Rows from a dataset:

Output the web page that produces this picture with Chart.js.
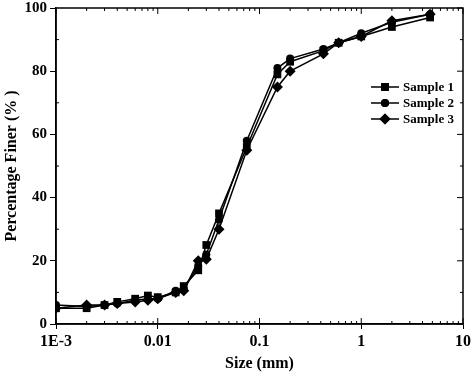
<!DOCTYPE html>
<html>
<head>
<meta charset="utf-8">
<script src="https://cdn.jsdelivr.net/npm/chart.js@4"></script>
<style>
  html, body { margin: 0; padding: 0; background: #fff; }
  #wrap { width: 474px; height: 374px; }
</style>
</head>
<body>
<div id="wrap"><canvas id="chart"></canvas></div>
<script>
// particle size (mm) and percentage finer for each sample
const sizes = [0.001, 0.002, 0.003, 0.004, 0.006, 0.008, 0.01, 0.015, 0.018, 0.025, 0.03, 0.04, 0.075, 0.15, 0.2, 0.425, 0.6, 1, 2, 4.75];
const sample1 = [5, 5, 6, 7, 8, 9, 8.5, 10, 12, 17, 25, 35, 56, 79, 83, 86.5, 89, 91, 94, 97];
const sample2 = [6, 5.5, 6, 6.5, 7.5, 8, 8, 10.5, 11, 18.5, 22, 33, 58, 81, 84, 87, 89, 92, 95.5, 98];
const sample3 = [5, 6, 6, 6.5, 7, 7.5, 8, 10, 10.5, 20, 20.5, 30, 55, 75, 80, 85.5, 89, 91, 96, 98];
const seriesNames = ["Sample 1", "Sample 2", "Sample 3"];
const xTickLabels = { "-3": "1E-3", "-2": "0.01", "-1": "0.1", "0": "1", "1": "10" };

const FONT = "'Liberation Serif', 'Times New Roman', serif";

const isDecade = (v) => Math.abs(Math.log10(v) - Math.round(Math.log10(v))) < 1e-9;

const toPoints = (ys) => sizes.map((s, i) => ({ x: s, y: ys[i] }));

const styles = [
  { pointStyle: "rect", pointRadius: 5.5 },
  { pointStyle: "circle", pointRadius: 4 },
  { pointStyle: "rectRot", pointRadius: 5.5 },
];

const datasets = [sample1, sample2, sample3].map((ys, i) => ({
  label: seriesNames[i],
  data: toPoints(ys),
  borderColor: "#000",
  backgroundColor: "#000",
  borderWidth: 1.5,
  pointStyle: styles[i].pointStyle,
  pointRadius: styles[i].pointRadius,
  pointBorderWidth: 0,
  tension: 0,
}));

// box frame, inward ticks and the legend
const frameAndLegend = {
  id: "frameAndLegend",
  afterDraw(chart) {
    const { ctx, chartArea: a, scales } = chart;
    const xs = scales.x, ys = scales.y;
    ctx.save();
    ctx.strokeStyle = "#000";
    ctx.lineWidth = 1.5;
    ctx.strokeRect(a.left, a.top, a.right - a.left, a.bottom - a.top);

    ctx.lineWidth = 1;
    ctx.beginPath();
    for (let d = -3; d <= 1; d++) {
      for (let k = 1; k <= 9; k++) {
        if (d === 1 && k > 1) break;
        const px = xs.getPixelForValue(k * Math.pow(10, d));
        const len = k === 1 ? 6 : 3;
        ctx.moveTo(px, a.bottom); ctx.lineTo(px, a.bottom - len);
        ctx.moveTo(px, a.top); ctx.lineTo(px, a.top + len);
      }
    }
    for (let v = 0; v <= 100; v += 10) {
      const py = ys.getPixelForValue(v);
      const major = v % 20 === 0;
      const len = major ? 6 : 3;
      if (!major) { ctx.moveTo(a.left, py); ctx.lineTo(a.left + len, py); }
      ctx.moveTo(a.right, py); ctx.lineTo(a.right - len, py);
    }
    ctx.stroke();

    // legend
    const lx = a.right - 92, ly = a.top + 79, step = 16;
    ctx.font = "bold 13px " + FONT;
    ctx.textBaseline = "middle";
    ctx.fillStyle = "#000";
    chart.data.datasets.forEach((ds, i) => {
      const y = ly + i * step;
      ctx.lineWidth = 1.5;
      ctx.beginPath();
      ctx.moveTo(lx, y); ctx.lineTo(lx + 28, y);
      ctx.stroke();
      Chart.helpers.drawPoint(ctx, {
        pointStyle: ds.pointStyle, radius: ds.pointRadius, rotation: 0, borderWidth: 0,
      }, lx + 14, y);
      ctx.fill();
      ctx.fillText(ds.label, lx + 32, y + 1);
    });
    ctx.restore();
  },
};

new Chart(document.getElementById("chart").getContext("2d"), {
  type: "line",
  data: { datasets: datasets },
  options: {
    responsive: true,
    maintainAspectRatio: false,
    animation: false,
    layout: { padding: { top: 0, right: 10, left: 0, bottom: 0 } },
    plugins: { legend: { display: false }, tooltip: { enabled: false } },
    scales: {
      x: {
        type: "logarithmic",
        position: "bottom",
        min: 0.001,
        max: 10,
        border: { color: "#000", width: 1.5 },
        grid: {
          drawOnChartArea: false,
          tickLength: 5,
          lineWidth: 1,
          color: (c) => (c.tick && isDecade(c.tick.value) ? "#000" : "rgba(0,0,0,0)"),
        },
        ticks: {
          autoSkip: false,
          maxRotation: 0,
          padding: 3,
          color: "#000",
          font: { family: FONT, size: 16, weight: "bold" },
          callback: (v) => (isDecade(v) ? xTickLabels[String(Math.round(Math.log10(v)))] : ""),
        },
        title: {
          display: true,
          text: "Size (mm)",
          color: "#000",
          font: { family: FONT, size: 16, weight: "bold" },
          padding: { top: 0, bottom: 1 },
        },
        afterFit: (s) => { s.height = 50; },
      },
      y: {
        min: 0,
        max: 100,
        border: { color: "#000", width: 1.5 },
        grid: { drawOnChartArea: false, tickLength: 6, color: "#000", lineWidth: 1 },
        ticks: {
          stepSize: 20,
          padding: 3,
          color: "#000",
          font: { family: FONT, size: 15, weight: "bold" },
        },
        title: {
          display: true,
          text: "Percentage Finer (% )",
          color: "#000",
          font: { family: FONT, size: 16, weight: "bold" },
          padding: { top: 2, bottom: 0 },
        },
        afterFit: (s) => { s.width = 56; s.paddingTop = 8; },
      },
    },
  },
  plugins: [frameAndLegend],
});
</script>
</body>
</html>
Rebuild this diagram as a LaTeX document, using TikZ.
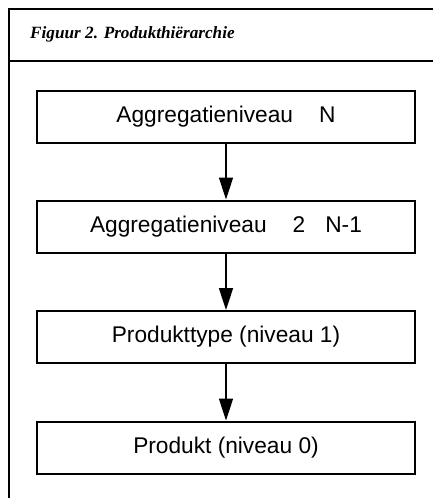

### Prompt
An exact transcription of all the entries is required, without the pictures.

### Final result
Output the web page that produces this picture with Chart.js.
<!DOCTYPE html>
<html>
<head>
<meta charset="utf-8">
<script src="https://cdn.jsdelivr.net/npm/chart.js@4"></script>
<style>
  html, body { margin: 0; padding: 0; background: #fff; }
  #wrap { width: 474px; height: 374px; }
</style>
</head>
<body>
<div id="wrap"><canvas id="chart"></canvas></div>
<script>
// particle size (mm) and percentage finer for each sample
const sizes = [0.001, 0.002, 0.003, 0.004, 0.006, 0.008, 0.01, 0.015, 0.018, 0.025, 0.03, 0.04, 0.075, 0.15, 0.2, 0.425, 0.6, 1, 2, 4.75];
const sample1 = [5, 5, 6, 7, 8, 9, 8.5, 10, 12, 17, 25, 35, 56, 79, 83, 86.5, 89, 91, 94, 97];
const sample2 = [6, 5.5, 6, 6.5, 7.5, 8, 8, 10.5, 11, 18.5, 22, 33, 58, 81, 84, 87, 89, 92, 95.5, 98];
const sample3 = [5, 6, 6, 6.5, 7, 7.5, 8, 10, 10.5, 20, 20.5, 30, 55, 75, 80, 85.5, 89, 91, 96, 98];
const seriesNames = ["Sample 1", "Sample 2", "Sample 3"];
const xTickLabels = { "-3": "1E-3", "-2": "0.01", "-1": "0.1", "0": "1", "1": "10" };

const FONT = "'Liberation Serif', 'Times New Roman', serif";

const isDecade = (v) => Math.abs(Math.log10(v) - Math.round(Math.log10(v))) < 1e-9;

const toPoints = (ys) => sizes.map((s, i) => ({ x: s, y: ys[i] }));

const styles = [
  { pointStyle: "rect", pointRadius: 5.5 },
  { pointStyle: "circle", pointRadius: 4 },
  { pointStyle: "rectRot", pointRadius: 5.5 },
];

const datasets = [sample1, sample2, sample3].map((ys, i) => ({
  label: seriesNames[i],
  data: toPoints(ys),
  borderColor: "#000",
  backgroundColor: "#000",
  borderWidth: 1.5,
  pointStyle: styles[i].pointStyle,
  pointRadius: styles[i].pointRadius,
  pointBorderWidth: 0,
  tension: 0,
}));

// box frame, inward ticks and the legend
const frameAndLegend = {
  id: "frameAndLegend",
  afterDraw(chart) {
    const { ctx, chartArea: a, scales } = chart;
    const xs = scales.x, ys = scales.y;
    ctx.save();
    ctx.strokeStyle = "#000";
    ctx.lineWidth = 1.5;
    ctx.strokeRect(a.left, a.top, a.right - a.left, a.bottom - a.top);

    ctx.lineWidth = 1;
    ctx.beginPath();
    for (let d = -3; d <= 1; d++) {
      for (let k = 1; k <= 9; k++) {
        if (d === 1 && k > 1) break;
        const px = xs.getPixelForValue(k * Math.pow(10, d));
        const len = k === 1 ? 6 : 3;
        ctx.moveTo(px, a.bottom); ctx.lineTo(px, a.bottom - len);
        ctx.moveTo(px, a.top); ctx.lineTo(px, a.top + len);
      }
    }
    for (let v = 0; v <= 100; v += 10) {
      const py = ys.getPixelForValue(v);
      const major = v % 20 === 0;
      const len = major ? 6 : 3;
      if (!major) { ctx.moveTo(a.left, py); ctx.lineTo(a.left + len, py); }
      ctx.moveTo(a.right, py); ctx.lineTo(a.right - len, py);
    }
    ctx.stroke();

    // legend
    const lx = a.right - 92, ly = a.top + 79, step = 16;
    ctx.font = "bold 13px " + FONT;
    ctx.textBaseline = "middle";
    ctx.fillStyle = "#000";
    chart.data.datasets.forEach((ds, i) => {
      const y = ly + i * step;
      ctx.lineWidth = 1.5;
      ctx.beginPath();
      ctx.moveTo(lx, y); ctx.lineTo(lx + 28, y);
      ctx.stroke();
      Chart.helpers.drawPoint(ctx, {
        pointStyle: ds.pointStyle, radius: ds.pointRadius, rotation: 0, borderWidth: 0,
      }, lx + 14, y);
      ctx.fill();
      ctx.fillText(ds.label, lx + 32, y + 1);
    });
    ctx.restore();
  },
};

new Chart(document.getElementById("chart").getContext("2d"), {
  type: "line",
  data: { datasets: datasets },
  options: {
    responsive: true,
    maintainAspectRatio: false,
    animation: false,
    layout: { padding: { top: 0, right: 10, left: 0, bottom: 0 } },
    plugins: { legend: { display: false }, tooltip: { enabled: false } },
    scales: {
      x: {
        type: "logarithmic",
        position: "bottom",
        min: 0.001,
        max: 10,
        border: { color: "#000", width: 1.5 },
        grid: {
          drawOnChartArea: false,
          tickLength: 5,
          lineWidth: 1,
          color: (c) => (c.tick && isDecade(c.tick.value) ? "#000" : "rgba(0,0,0,0)"),
        },
        ticks: {
          autoSkip: false,
          maxRotation: 0,
          padding: 3,
          color: "#000",
          font: { family: FONT, size: 16, weight: "bold" },
          callback: (v) => (isDecade(v) ? xTickLabels[String(Math.round(Math.log10(v)))] : ""),
        },
        title: {
          display: true,
          text: "Size (mm)",
          color: "#000",
          font: { family: FONT, size: 16, weight: "bold" },
          padding: { top: 0, bottom: 1 },
        },
        afterFit: (s) => { s.height = 50; },
      },
      y: {
        min: 0,
        max: 100,
        border: { color: "#000", width: 1.5 },
        grid: { drawOnChartArea: false, tickLength: 6, color: "#000", lineWidth: 1 },
        ticks: {
          stepSize: 20,
          padding: 3,
          color: "#000",
          font: { family: FONT, size: 15, weight: "bold" },
        },
        title: {
          display: true,
          text: "Percentage Finer (% )",
          color: "#000",
          font: { family: FONT, size: 16, weight: "bold" },
          padding: { top: 2, bottom: 0 },
        },
        afterFit: (s) => { s.width = 56; s.paddingTop = 8; },
      },
    },
  },
  plugins: [frameAndLegend],
});
</script>
</body>
</html>
Rebuild this diagram as a LaTeX document, using TikZ.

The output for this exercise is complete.